* **Given exercise**: Reproduce every line of the material below, but drop the pictures.
** BEGIN **
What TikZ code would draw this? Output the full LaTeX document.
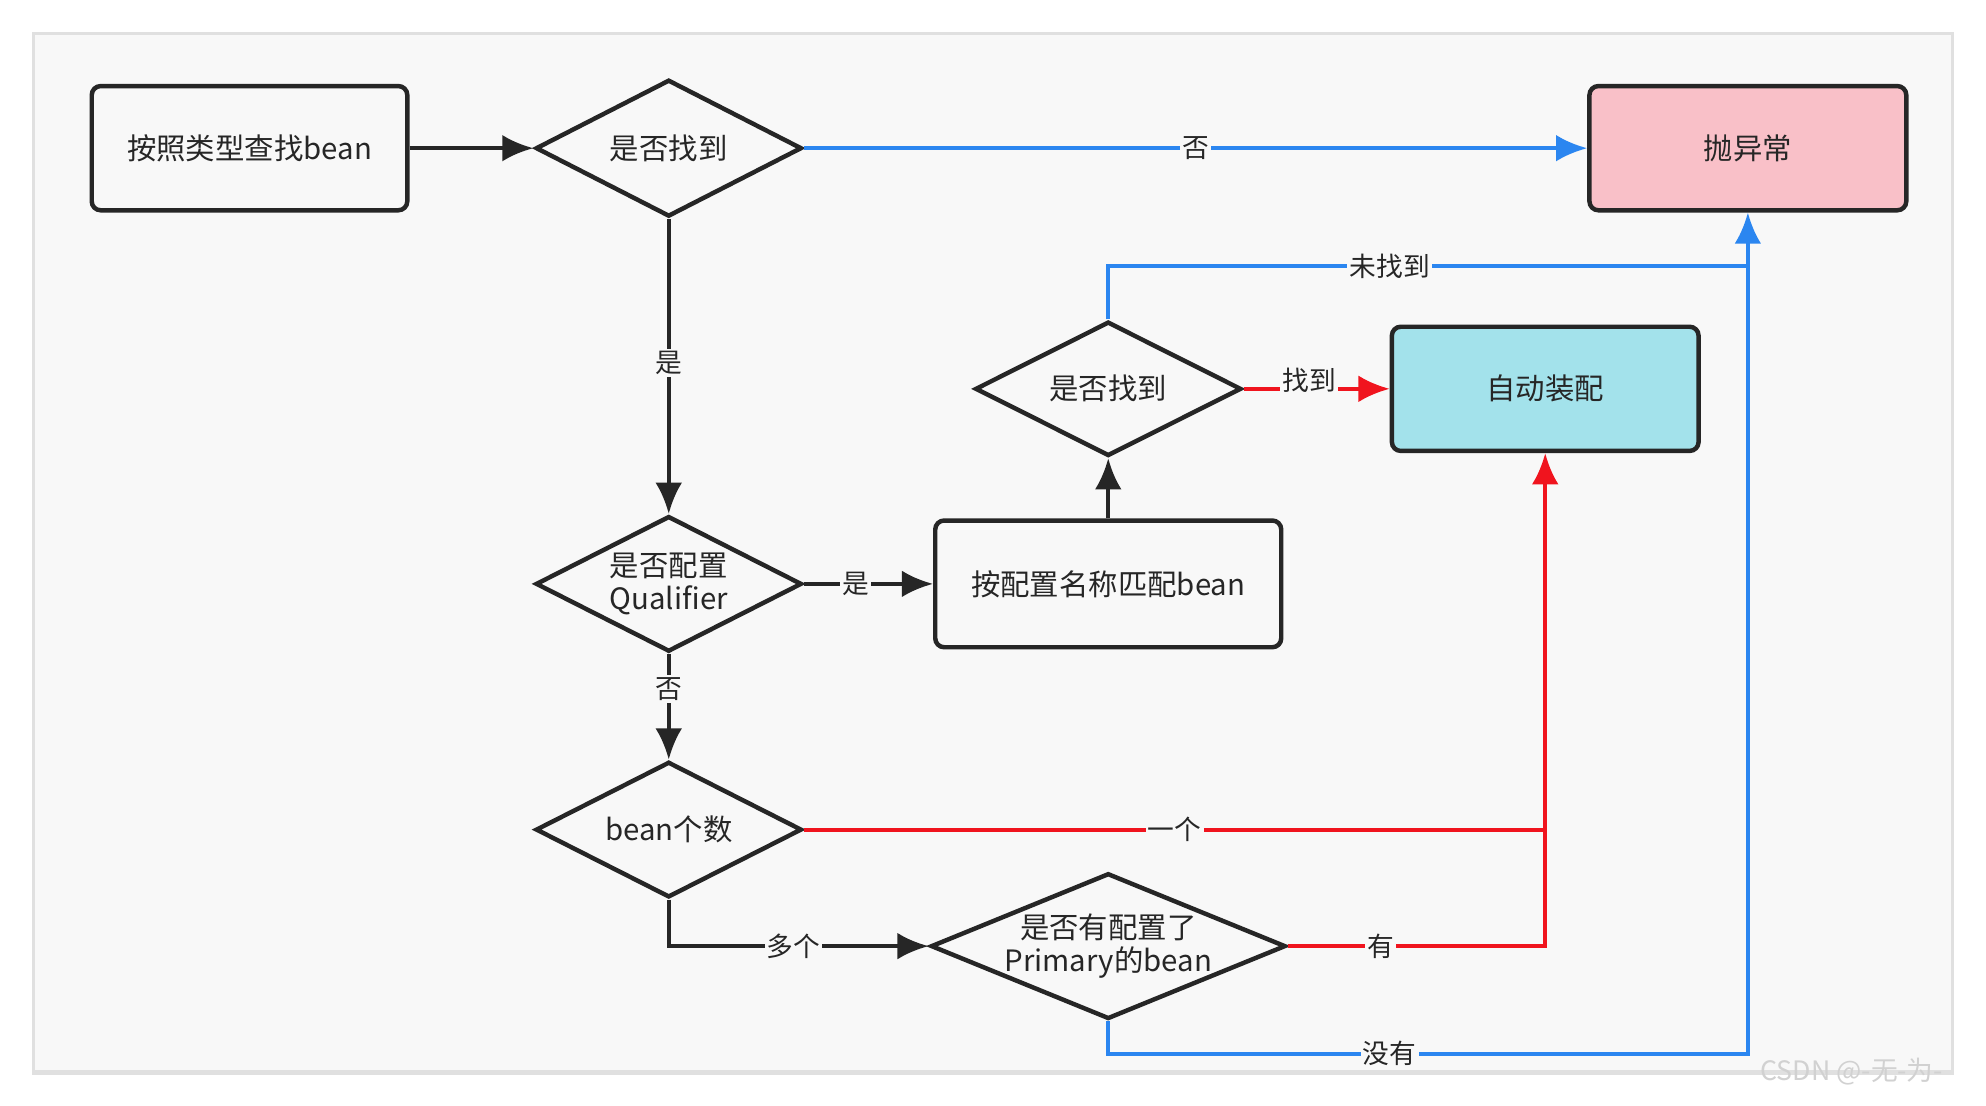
\documentclass[tikz,border=0pt]{standalone}
\usepackage{fontspec}
\setmainfont{Noto Sans CJK SC}
\usetikzlibrary{shapes.geometric,arrows.meta}
\definecolor{panel}{HTML}{F8F8F8}
\definecolor{pinkbox}{HTML}{F9C0C8}
\definecolor{cyanbox}{HTML}{A3E2EB}
\definecolor{lineblue}{HTML}{2B86F0}
\definecolor{linered}{HTML}{F0141E}
\definecolor{ink}{HTML}{262626}
\tikzset{
  task/.style={draw=ink, line width=1pt, rounded corners=2pt, inner sep=0pt, align=center,
    font=\fontsize{6.6}{7.6}\selectfont, text=ink},
  choice/.style={diamond, draw=ink, line width=1pt, inner sep=0pt,
    label={[align=center, font=\fontsize{6.6}{7.6}\selectfont, text=ink]center:#1}},
  flow/.style={line width=0.9pt, -{Latex[length=7pt,width=6pt]}},
  tag/.style={fill=panel, inner sep=0.5pt, font=\fontsize{6}{7}\selectfont, text=ink}
}
\begin{document}
\begin{tikzpicture}[x=0.01cm,y=-0.01cm]
\useasboundingbox (0,0) rectangle (1568,873);
% background panel
\fill[white] (0,0) rectangle (1568,873);
\fill[black!12] (25,25) rectangle (1543,849);
\fill[panel] (28,28) rectangle (1540,845);

% Boxes
\node[task, minimum width=2.49cm, minimum height=0.98cm] (find) at (197,117) {按照类型查找bean};
\node[task, fill=pinkbox, minimum width=2.5cm, minimum height=0.98cm] (throw) at (1380,117) {抛异常};
\node[task, fill=cyanbox, minimum width=2.42cm, minimum height=0.98cm] (wire) at (1220,307) {自动装配};
\node[task, minimum width=2.73cm, minimum height=1cm] (byname) at (875,461) {按配置名称匹配bean};

% Decisions
\node[choice={是否找到}, minimum width=2.1cm, minimum height=1.08cm] (found) at (528,117) {};
\node[choice={是否找到}, minimum width=2.1cm, minimum height=1.06cm] (found2) at (875,307) {};
\node[choice={是否配置\\Qualifier}, minimum width=2.1cm, minimum height=1.07cm] (qual) at (528,461) {};
\node[choice={bean个数}, minimum width=2.1cm, minimum height=1.07cm] (count) at (528,655) {};
\node[choice={是否有配置了\\Primary的bean}, minimum width=2.8cm, minimum height=1.15cm] (primary) at (875,747) {};

% Junctions
\coordinate (up) at (1380,210);
\coordinate (low) at (1380,832);
\coordinate (joint) at (1220,655);

% Black connectors
\draw[flow, ink] (find) -- (found);
\draw[flow, ink] (found) -- node[tag, pos=0.49] {是} (qual);
\draw[flow, ink] (qual) -- node[tag, pos=0.4] {是} (byname);
\draw[flow, ink] (qual) -- node[tag, pos=0.33] {否} (count);
\draw[flow, ink] (byname) -- (found2);
\draw[flow, ink] (count.south) |- node[tag, pos=0.74] {多个} (primary);

% Blue connectors
\draw[flow, lineblue] (found) -- node[tag, pos=0.5] {否} (throw);
\draw[line width=0.9pt, lineblue] (found2.north) |- node[tag, pos=0.72] {未找到} (up);
\draw[flow, lineblue] (primary.south) |- node[tag, pos=0.72] {没有} (low) -- (throw.south);

% Red connectors
\draw[flow, linered] (found2) -- node[tag, pos=0.45, yshift=2pt] {找到} (wire);
\draw[line width=0.9pt, linered] (count) -- node[tag, pos=0.5] {一个} (joint);
\draw[flow, linered] (primary.east) -| node[tag, pos=0.18] {有} (wire.south);

% Watermark
\node[text=black!18, font=\fontsize{6}{7}\selectfont] (mark) at (1462,846) {CSDN @-无-为-};
\end{tikzpicture}
\end{document}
** END **
* **Answer to this problem**:
What TikZ code would draw this? Output the full LaTeX document.
\documentclass[tikz,border=0pt]{standalone}
\usepackage{fontspec}
\setmainfont{Noto Sans CJK SC}
\usetikzlibrary{shapes.geometric,arrows.meta}
\definecolor{panel}{HTML}{F8F8F8}
\definecolor{pinkbox}{HTML}{F9C0C8}
\definecolor{cyanbox}{HTML}{A3E2EB}
\definecolor{lineblue}{HTML}{2B86F0}
\definecolor{linered}{HTML}{F0141E}
\definecolor{ink}{HTML}{262626}
\tikzset{
  task/.style={draw=ink, line width=1pt, rounded corners=2pt, inner sep=0pt, align=center,
    font=\fontsize{6.6}{7.6}\selectfont, text=ink},
  choice/.style={diamond, draw=ink, line width=1pt, inner sep=0pt,
    label={[align=center, font=\fontsize{6.6}{7.6}\selectfont, text=ink]center:#1}},
  flow/.style={line width=0.9pt, -{Latex[length=7pt,width=6pt]}},
  tag/.style={fill=panel, inner sep=0.5pt, font=\fontsize{6}{7}\selectfont, text=ink}
}
\begin{document}
\begin{tikzpicture}[x=0.01cm,y=-0.01cm]
\useasboundingbox (0,0) rectangle (1568,873);
% background panel
\fill[white] (0,0) rectangle (1568,873);
\fill[black!12] (25,25) rectangle (1543,849);
\fill[panel] (28,28) rectangle (1540,845);

% Boxes
\node[task, minimum width=2.49cm, minimum height=0.98cm] (find) at (197,117) {按照类型查找bean};
\node[task, fill=pinkbox, minimum width=2.5cm, minimum height=0.98cm] (throw) at (1380,117) {抛异常};
\node[task, fill=cyanbox, minimum width=2.42cm, minimum height=0.98cm] (wire) at (1220,307) {自动装配};
\node[task, minimum width=2.73cm, minimum height=1cm] (byname) at (875,461) {按配置名称匹配bean};

% Decisions
\node[choice={是否找到}, minimum width=2.1cm, minimum height=1.08cm] (found) at (528,117) {};
\node[choice={是否找到}, minimum width=2.1cm, minimum height=1.06cm] (found2) at (875,307) {};
\node[choice={是否配置\\Qualifier}, minimum width=2.1cm, minimum height=1.07cm] (qual) at (528,461) {};
\node[choice={bean个数}, minimum width=2.1cm, minimum height=1.07cm] (count) at (528,655) {};
\node[choice={是否有配置了\\Primary的bean}, minimum width=2.8cm, minimum height=1.15cm] (primary) at (875,747) {};

% Junctions
\coordinate (up) at (1380,210);
\coordinate (low) at (1380,832);
\coordinate (joint) at (1220,655);

% Black connectors
\draw[flow, ink] (find) -- (found);
\draw[flow, ink] (found) -- node[tag, pos=0.49] {是} (qual);
\draw[flow, ink] (qual) -- node[tag, pos=0.4] {是} (byname);
\draw[flow, ink] (qual) -- node[tag, pos=0.33] {否} (count);
\draw[flow, ink] (byname) -- (found2);
\draw[flow, ink] (count.south) |- node[tag, pos=0.74] {多个} (primary);

% Blue connectors
\draw[flow, lineblue] (found) -- node[tag, pos=0.5] {否} (throw);
\draw[line width=0.9pt, lineblue] (found2.north) |- node[tag, pos=0.72] {未找到} (up);
\draw[flow, lineblue] (primary.south) |- node[tag, pos=0.72] {没有} (low) -- (throw.south);

% Red connectors
\draw[flow, linered] (found2) -- node[tag, pos=0.45, yshift=2pt] {找到} (wire);
\draw[line width=0.9pt, linered] (count) -- node[tag, pos=0.5] {一个} (joint);
\draw[flow, linered] (primary.east) -| node[tag, pos=0.18] {有} (wire.south);

% Watermark
\node[text=black!18, font=\fontsize{6}{7}\selectfont] (mark) at (1462,846) {CSDN @-无-为-};
\end{tikzpicture}
\end{document}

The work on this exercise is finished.